What you are asked to do ▸ Within the entries below, please return exactly the lines from the one with "What Plotly code" through the one with "line=dict(color=color, width=1.5), showlegend=False))", leaving out any pictures.

Material for this task ▸
====

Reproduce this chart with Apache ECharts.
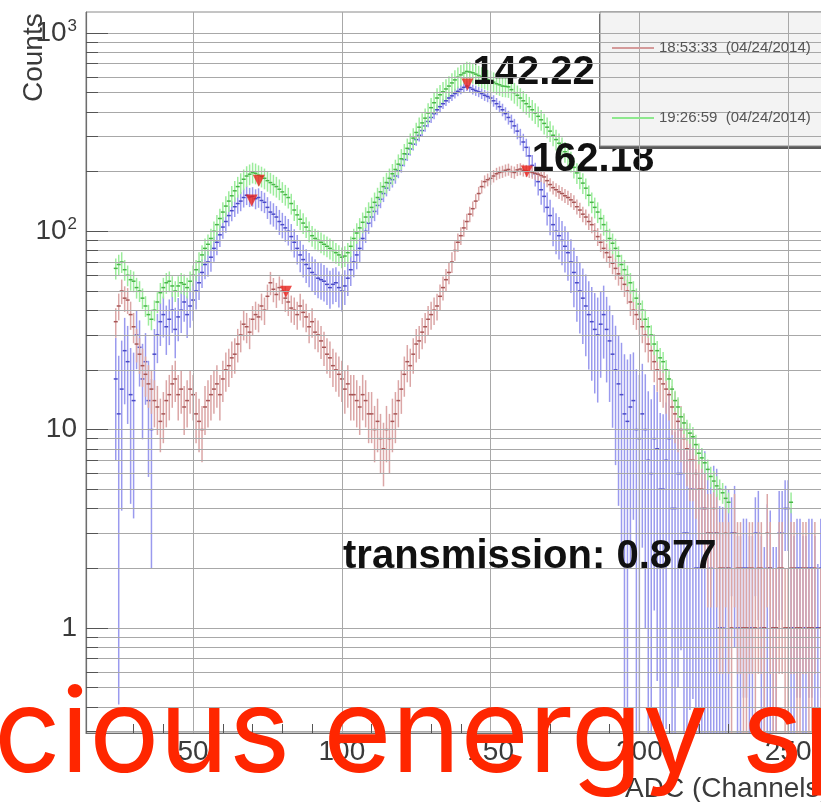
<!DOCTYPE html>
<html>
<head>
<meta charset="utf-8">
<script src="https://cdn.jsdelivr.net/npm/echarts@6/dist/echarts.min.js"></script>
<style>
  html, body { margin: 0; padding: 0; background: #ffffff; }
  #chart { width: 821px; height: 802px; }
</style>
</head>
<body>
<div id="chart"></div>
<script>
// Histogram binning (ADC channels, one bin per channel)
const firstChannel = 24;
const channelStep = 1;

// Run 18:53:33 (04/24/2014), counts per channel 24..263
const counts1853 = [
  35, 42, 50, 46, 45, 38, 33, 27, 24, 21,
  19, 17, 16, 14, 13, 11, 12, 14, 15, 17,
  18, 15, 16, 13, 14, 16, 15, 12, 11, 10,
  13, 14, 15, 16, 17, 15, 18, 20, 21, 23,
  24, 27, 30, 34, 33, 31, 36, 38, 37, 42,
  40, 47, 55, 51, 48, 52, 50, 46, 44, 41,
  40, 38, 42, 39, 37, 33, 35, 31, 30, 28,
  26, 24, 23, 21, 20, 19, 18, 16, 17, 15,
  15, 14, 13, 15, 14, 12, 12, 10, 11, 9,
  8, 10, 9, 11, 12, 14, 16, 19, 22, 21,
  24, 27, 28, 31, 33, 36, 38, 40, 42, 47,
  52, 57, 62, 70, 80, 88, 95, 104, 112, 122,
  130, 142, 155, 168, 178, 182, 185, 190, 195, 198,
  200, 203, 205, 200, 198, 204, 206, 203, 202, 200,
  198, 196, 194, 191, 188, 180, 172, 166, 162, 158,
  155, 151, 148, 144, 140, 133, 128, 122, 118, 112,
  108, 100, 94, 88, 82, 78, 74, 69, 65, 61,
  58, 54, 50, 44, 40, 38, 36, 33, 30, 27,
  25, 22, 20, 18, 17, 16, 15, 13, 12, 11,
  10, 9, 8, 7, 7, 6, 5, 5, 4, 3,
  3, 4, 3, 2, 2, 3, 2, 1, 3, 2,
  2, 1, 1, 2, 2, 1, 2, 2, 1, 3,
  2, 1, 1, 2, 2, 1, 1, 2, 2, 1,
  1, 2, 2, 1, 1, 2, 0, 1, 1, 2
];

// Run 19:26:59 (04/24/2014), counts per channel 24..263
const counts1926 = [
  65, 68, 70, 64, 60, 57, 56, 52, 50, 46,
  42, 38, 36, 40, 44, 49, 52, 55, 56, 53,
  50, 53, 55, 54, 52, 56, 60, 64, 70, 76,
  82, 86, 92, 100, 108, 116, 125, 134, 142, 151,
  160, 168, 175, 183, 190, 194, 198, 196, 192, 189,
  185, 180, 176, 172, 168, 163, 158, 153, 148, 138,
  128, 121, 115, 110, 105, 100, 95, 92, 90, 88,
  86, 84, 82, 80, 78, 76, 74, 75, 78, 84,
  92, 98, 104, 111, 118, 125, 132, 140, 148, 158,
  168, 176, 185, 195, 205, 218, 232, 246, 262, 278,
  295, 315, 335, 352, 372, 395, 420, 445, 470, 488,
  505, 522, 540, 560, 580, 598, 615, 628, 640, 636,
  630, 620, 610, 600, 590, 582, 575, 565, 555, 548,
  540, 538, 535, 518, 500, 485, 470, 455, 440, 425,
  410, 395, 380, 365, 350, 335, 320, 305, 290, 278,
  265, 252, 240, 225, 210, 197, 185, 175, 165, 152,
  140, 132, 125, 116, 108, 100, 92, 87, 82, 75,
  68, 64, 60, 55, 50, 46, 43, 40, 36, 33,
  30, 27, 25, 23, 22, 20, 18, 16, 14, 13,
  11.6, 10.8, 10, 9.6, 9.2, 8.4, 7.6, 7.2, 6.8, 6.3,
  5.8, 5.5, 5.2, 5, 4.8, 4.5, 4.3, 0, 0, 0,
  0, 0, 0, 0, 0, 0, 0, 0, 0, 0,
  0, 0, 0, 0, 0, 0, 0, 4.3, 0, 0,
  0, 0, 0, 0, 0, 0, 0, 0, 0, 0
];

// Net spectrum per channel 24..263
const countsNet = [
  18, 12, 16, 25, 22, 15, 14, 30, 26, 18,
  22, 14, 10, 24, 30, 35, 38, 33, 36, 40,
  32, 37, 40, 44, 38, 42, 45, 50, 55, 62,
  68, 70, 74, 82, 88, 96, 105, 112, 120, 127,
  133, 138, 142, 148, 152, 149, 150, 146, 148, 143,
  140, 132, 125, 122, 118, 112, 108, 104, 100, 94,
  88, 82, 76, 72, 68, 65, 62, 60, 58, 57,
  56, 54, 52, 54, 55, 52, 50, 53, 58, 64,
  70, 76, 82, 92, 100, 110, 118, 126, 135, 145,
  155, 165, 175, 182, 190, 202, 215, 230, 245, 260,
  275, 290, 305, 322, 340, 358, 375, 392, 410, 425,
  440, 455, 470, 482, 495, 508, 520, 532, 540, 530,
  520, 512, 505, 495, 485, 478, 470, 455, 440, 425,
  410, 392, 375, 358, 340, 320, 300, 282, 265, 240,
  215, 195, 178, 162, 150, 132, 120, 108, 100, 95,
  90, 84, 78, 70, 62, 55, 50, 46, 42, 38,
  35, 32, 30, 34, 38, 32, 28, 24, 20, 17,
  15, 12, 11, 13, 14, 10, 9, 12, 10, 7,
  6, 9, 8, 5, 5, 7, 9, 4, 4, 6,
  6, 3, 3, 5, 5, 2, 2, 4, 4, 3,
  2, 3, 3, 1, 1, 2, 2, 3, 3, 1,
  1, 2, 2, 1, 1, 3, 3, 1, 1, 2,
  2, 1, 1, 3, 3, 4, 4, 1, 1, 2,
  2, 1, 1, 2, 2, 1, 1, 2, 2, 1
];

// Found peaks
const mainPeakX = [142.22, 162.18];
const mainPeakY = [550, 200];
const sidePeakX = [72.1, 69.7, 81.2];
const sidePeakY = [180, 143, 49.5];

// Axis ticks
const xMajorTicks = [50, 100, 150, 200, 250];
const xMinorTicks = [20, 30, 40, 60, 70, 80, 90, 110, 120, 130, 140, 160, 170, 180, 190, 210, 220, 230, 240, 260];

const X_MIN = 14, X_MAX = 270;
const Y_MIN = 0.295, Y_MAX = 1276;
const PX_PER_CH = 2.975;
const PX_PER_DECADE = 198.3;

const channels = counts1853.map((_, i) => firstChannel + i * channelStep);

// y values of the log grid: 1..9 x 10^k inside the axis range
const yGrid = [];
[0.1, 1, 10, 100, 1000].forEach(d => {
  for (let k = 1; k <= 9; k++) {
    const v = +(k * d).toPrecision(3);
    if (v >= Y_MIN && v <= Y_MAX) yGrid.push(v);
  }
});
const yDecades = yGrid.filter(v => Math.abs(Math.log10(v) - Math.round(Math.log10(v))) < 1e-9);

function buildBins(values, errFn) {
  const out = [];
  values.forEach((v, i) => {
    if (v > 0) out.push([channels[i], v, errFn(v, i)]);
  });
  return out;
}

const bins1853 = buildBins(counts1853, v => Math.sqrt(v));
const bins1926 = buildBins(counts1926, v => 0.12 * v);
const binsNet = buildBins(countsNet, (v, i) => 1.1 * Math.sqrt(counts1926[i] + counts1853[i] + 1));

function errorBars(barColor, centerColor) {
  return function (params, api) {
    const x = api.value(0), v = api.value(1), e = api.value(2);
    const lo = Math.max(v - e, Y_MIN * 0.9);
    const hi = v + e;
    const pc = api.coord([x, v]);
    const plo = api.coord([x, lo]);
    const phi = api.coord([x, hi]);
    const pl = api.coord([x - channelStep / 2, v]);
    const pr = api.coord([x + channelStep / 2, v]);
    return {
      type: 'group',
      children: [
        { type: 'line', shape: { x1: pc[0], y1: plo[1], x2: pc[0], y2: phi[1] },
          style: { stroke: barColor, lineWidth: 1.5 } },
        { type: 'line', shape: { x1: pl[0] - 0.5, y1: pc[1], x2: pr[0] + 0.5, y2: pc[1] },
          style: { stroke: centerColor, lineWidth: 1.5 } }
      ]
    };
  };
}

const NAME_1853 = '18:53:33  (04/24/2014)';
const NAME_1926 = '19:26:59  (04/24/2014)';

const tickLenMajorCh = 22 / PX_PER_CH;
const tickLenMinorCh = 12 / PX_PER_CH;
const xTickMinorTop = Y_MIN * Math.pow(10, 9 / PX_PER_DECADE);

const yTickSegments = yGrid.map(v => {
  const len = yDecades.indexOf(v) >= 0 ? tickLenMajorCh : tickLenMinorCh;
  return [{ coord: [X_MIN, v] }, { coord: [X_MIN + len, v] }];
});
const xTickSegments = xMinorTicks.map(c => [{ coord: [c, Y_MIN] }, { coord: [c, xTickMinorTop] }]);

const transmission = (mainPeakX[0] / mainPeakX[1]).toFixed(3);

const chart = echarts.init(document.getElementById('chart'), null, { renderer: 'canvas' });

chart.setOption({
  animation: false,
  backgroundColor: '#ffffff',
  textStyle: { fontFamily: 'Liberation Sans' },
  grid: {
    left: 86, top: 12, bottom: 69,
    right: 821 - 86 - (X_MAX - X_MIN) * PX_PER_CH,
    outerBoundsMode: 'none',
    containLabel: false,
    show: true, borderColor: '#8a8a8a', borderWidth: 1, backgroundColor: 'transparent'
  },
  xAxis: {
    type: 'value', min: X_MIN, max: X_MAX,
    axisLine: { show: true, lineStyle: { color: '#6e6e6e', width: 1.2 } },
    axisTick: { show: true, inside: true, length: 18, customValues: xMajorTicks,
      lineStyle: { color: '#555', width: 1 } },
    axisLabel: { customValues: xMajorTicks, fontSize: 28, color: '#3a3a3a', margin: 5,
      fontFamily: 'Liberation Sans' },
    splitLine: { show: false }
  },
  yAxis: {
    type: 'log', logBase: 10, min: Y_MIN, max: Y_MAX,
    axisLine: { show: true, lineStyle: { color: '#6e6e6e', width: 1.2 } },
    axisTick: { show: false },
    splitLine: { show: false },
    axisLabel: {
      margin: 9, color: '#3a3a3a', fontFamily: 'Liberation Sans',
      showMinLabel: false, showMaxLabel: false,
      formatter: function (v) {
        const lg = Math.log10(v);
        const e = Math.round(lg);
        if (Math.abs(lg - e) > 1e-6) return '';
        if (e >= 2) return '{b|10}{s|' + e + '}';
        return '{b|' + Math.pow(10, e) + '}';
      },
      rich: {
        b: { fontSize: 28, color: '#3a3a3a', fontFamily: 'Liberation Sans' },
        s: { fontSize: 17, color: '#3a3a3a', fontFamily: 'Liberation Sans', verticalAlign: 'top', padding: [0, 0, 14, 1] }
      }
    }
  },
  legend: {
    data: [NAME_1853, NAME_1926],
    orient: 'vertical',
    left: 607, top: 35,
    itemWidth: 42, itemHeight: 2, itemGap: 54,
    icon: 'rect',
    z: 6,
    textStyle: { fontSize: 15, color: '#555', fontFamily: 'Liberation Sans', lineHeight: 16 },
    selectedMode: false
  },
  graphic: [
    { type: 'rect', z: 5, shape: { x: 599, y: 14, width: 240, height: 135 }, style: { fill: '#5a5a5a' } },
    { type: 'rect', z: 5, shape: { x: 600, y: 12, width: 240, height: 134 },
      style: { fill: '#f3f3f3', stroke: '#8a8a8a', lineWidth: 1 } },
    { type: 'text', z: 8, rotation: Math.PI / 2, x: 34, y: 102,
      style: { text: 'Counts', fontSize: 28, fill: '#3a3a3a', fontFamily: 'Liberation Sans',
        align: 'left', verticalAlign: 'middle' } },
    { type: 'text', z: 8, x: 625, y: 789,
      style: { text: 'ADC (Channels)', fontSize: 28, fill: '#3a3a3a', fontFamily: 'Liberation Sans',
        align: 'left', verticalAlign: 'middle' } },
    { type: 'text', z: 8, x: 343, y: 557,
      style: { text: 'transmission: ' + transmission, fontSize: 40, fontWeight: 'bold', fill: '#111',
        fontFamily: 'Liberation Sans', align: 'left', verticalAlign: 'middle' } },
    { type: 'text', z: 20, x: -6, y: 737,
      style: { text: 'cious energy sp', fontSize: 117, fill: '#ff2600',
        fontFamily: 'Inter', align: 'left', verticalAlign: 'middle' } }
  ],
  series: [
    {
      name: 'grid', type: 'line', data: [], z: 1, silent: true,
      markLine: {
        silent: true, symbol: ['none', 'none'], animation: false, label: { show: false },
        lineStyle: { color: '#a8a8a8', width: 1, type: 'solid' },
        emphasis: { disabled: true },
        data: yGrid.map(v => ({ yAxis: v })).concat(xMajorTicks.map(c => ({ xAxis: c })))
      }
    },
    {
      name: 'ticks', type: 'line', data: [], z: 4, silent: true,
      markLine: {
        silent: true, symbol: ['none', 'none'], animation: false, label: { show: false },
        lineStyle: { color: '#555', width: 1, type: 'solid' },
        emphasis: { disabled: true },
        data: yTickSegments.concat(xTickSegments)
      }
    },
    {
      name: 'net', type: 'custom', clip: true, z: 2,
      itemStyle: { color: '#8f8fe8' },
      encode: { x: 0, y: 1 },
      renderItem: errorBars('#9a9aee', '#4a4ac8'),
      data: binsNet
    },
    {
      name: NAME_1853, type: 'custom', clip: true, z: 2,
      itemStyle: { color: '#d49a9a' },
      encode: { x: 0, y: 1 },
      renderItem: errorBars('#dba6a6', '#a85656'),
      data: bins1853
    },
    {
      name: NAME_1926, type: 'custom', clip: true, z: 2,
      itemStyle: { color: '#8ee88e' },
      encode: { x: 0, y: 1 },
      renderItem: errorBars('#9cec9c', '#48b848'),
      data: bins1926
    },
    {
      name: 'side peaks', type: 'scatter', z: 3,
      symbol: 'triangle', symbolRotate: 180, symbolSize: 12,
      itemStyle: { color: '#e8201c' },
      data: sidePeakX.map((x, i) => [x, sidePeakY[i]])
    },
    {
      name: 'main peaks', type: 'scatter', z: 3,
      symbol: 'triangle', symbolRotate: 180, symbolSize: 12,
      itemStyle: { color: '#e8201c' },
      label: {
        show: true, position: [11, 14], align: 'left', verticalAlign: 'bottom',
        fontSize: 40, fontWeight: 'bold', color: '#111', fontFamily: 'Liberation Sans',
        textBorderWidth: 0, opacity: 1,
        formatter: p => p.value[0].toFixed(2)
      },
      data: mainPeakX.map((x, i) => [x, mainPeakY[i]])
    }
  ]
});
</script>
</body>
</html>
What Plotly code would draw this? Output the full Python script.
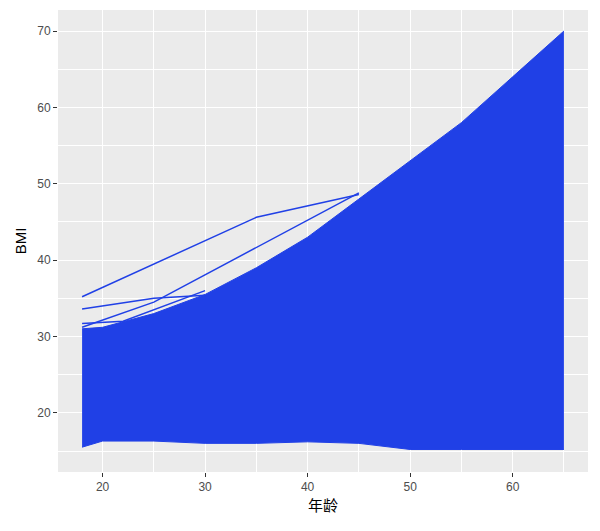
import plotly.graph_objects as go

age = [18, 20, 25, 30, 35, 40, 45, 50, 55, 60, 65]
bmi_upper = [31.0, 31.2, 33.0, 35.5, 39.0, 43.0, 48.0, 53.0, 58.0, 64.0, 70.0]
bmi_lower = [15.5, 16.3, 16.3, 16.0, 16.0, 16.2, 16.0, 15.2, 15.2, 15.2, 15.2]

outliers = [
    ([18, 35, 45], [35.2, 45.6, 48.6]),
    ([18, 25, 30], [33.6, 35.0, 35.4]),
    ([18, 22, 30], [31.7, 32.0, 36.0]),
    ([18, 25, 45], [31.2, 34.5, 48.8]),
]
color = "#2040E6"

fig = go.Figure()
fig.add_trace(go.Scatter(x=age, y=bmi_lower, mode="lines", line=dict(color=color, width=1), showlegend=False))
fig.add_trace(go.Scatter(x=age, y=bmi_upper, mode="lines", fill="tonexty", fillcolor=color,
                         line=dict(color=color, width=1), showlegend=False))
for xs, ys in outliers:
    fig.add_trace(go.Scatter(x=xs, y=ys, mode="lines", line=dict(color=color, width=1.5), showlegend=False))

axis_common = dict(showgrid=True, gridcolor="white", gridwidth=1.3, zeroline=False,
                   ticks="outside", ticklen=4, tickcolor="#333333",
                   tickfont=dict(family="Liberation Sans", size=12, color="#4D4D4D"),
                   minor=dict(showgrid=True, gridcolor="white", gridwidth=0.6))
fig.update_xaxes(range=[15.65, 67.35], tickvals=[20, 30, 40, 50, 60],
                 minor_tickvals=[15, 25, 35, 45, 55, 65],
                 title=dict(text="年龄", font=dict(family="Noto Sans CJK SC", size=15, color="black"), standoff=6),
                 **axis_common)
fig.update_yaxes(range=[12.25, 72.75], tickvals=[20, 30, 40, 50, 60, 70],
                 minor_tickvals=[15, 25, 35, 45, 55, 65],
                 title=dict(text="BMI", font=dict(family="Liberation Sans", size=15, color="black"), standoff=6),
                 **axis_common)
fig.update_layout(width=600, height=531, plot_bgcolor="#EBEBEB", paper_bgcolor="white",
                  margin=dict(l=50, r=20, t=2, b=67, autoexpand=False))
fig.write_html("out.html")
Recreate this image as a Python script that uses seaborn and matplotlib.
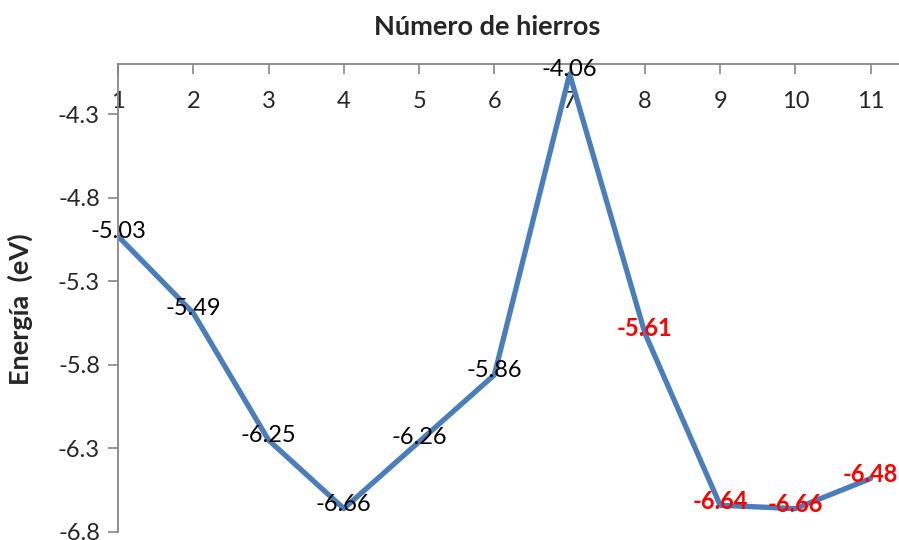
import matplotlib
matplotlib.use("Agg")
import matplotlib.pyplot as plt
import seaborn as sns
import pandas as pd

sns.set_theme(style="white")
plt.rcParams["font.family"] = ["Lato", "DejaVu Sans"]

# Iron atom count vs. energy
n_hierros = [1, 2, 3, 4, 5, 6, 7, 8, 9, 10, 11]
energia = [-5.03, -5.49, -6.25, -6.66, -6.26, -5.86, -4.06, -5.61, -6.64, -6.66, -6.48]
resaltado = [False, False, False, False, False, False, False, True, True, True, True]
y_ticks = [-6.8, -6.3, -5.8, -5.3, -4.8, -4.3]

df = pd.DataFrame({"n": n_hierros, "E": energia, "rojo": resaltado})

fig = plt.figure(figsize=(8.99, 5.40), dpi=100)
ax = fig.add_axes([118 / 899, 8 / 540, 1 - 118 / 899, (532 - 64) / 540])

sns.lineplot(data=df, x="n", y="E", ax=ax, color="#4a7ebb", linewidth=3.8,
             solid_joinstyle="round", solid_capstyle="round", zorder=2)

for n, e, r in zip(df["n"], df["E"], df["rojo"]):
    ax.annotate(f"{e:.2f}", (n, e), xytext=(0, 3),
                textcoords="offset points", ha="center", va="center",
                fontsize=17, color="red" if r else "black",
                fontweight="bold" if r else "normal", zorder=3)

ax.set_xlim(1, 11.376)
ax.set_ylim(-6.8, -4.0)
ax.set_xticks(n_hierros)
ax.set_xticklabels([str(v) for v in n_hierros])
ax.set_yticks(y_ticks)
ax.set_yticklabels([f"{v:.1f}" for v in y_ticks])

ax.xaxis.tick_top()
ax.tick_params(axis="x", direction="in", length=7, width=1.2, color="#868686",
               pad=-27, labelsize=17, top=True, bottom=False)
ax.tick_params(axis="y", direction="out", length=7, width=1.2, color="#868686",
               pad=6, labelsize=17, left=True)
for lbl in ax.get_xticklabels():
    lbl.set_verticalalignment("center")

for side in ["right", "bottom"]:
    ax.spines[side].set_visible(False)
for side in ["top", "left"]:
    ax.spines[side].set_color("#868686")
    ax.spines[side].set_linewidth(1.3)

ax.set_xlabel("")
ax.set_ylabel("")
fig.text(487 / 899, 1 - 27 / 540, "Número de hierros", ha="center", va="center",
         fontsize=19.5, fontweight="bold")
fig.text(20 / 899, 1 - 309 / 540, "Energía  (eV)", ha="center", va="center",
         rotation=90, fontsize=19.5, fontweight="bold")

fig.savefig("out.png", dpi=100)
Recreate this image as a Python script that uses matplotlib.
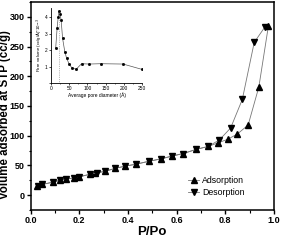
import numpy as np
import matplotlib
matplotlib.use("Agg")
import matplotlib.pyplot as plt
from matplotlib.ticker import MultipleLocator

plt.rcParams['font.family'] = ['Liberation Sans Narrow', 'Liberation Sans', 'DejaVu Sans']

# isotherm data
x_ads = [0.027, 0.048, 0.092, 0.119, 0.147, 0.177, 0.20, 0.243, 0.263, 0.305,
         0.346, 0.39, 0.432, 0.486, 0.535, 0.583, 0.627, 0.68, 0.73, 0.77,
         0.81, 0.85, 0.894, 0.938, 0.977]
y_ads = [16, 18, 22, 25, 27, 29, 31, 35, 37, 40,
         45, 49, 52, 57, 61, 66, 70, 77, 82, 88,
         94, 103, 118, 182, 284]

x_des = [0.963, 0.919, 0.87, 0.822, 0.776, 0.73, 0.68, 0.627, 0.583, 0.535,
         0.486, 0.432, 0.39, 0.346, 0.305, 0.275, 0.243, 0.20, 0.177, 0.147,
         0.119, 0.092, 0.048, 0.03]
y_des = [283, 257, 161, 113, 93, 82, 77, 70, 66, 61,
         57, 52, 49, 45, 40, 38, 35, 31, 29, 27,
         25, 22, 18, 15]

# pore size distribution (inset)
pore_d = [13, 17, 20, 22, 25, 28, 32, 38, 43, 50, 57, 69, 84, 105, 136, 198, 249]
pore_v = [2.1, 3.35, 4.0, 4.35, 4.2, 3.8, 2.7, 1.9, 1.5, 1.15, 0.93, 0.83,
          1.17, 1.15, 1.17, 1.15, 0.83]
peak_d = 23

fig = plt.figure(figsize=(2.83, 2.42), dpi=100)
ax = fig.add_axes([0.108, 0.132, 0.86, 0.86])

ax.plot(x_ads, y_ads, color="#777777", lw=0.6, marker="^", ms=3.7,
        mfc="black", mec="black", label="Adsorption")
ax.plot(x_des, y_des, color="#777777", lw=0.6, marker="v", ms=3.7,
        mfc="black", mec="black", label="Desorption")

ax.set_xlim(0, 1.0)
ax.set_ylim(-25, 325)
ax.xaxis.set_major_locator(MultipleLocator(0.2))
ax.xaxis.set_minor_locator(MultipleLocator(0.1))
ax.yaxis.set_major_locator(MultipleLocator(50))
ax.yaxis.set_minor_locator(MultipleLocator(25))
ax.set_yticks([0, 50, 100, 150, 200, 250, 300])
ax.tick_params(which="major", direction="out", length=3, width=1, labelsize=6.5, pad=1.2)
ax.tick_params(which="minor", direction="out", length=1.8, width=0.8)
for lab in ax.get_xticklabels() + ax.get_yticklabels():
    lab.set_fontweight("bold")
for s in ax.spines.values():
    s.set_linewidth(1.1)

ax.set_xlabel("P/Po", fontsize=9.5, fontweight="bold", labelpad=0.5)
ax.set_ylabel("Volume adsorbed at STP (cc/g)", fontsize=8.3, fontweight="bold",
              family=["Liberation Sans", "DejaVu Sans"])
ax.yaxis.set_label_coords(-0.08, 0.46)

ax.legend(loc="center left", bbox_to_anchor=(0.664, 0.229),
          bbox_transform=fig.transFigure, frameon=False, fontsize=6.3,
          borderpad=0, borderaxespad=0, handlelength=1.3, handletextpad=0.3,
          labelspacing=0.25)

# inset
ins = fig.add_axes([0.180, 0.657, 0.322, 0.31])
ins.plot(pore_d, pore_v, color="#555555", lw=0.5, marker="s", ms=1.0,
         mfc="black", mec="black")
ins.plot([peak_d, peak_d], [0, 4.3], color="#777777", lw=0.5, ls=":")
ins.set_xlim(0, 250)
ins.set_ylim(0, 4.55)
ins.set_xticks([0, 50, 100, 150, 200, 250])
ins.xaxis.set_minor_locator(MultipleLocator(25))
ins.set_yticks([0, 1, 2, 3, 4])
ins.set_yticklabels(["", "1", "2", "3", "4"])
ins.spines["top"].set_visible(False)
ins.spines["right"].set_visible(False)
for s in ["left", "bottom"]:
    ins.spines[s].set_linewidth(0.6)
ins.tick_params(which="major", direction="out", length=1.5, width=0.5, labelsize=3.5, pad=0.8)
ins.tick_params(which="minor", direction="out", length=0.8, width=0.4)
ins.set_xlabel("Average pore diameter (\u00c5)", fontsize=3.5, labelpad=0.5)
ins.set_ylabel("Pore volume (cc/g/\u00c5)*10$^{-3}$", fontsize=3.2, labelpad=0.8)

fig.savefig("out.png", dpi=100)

====

Solution to this exercise ▸
What Plotly code would draw this? Output the full Python script.
import plotly.graph_objects as go

age = [18, 20, 25, 30, 35, 40, 45, 50, 55, 60, 65]
bmi_upper = [31.0, 31.2, 33.0, 35.5, 39.0, 43.0, 48.0, 53.0, 58.0, 64.0, 70.0]
bmi_lower = [15.5, 16.3, 16.3, 16.0, 16.0, 16.2, 16.0, 15.2, 15.2, 15.2, 15.2]

outliers = [
    ([18, 35, 45], [35.2, 45.6, 48.6]),
    ([18, 25, 30], [33.6, 35.0, 35.4]),
    ([18, 22, 30], [31.7, 32.0, 36.0]),
    ([18, 25, 45], [31.2, 34.5, 48.8]),
]
color = "#2040E6"

fig = go.Figure()
fig.add_trace(go.Scatter(x=age, y=bmi_lower, mode="lines", line=dict(color=color, width=1), showlegend=False))
fig.add_trace(go.Scatter(x=age, y=bmi_upper, mode="lines", fill="tonexty", fillcolor=color,
                         line=dict(color=color, width=1), showlegend=False))
for xs, ys in outliers:
    fig.add_trace(go.Scatter(x=xs, y=ys, mode="lines", line=dict(color=color, width=1.5), showlegend=False))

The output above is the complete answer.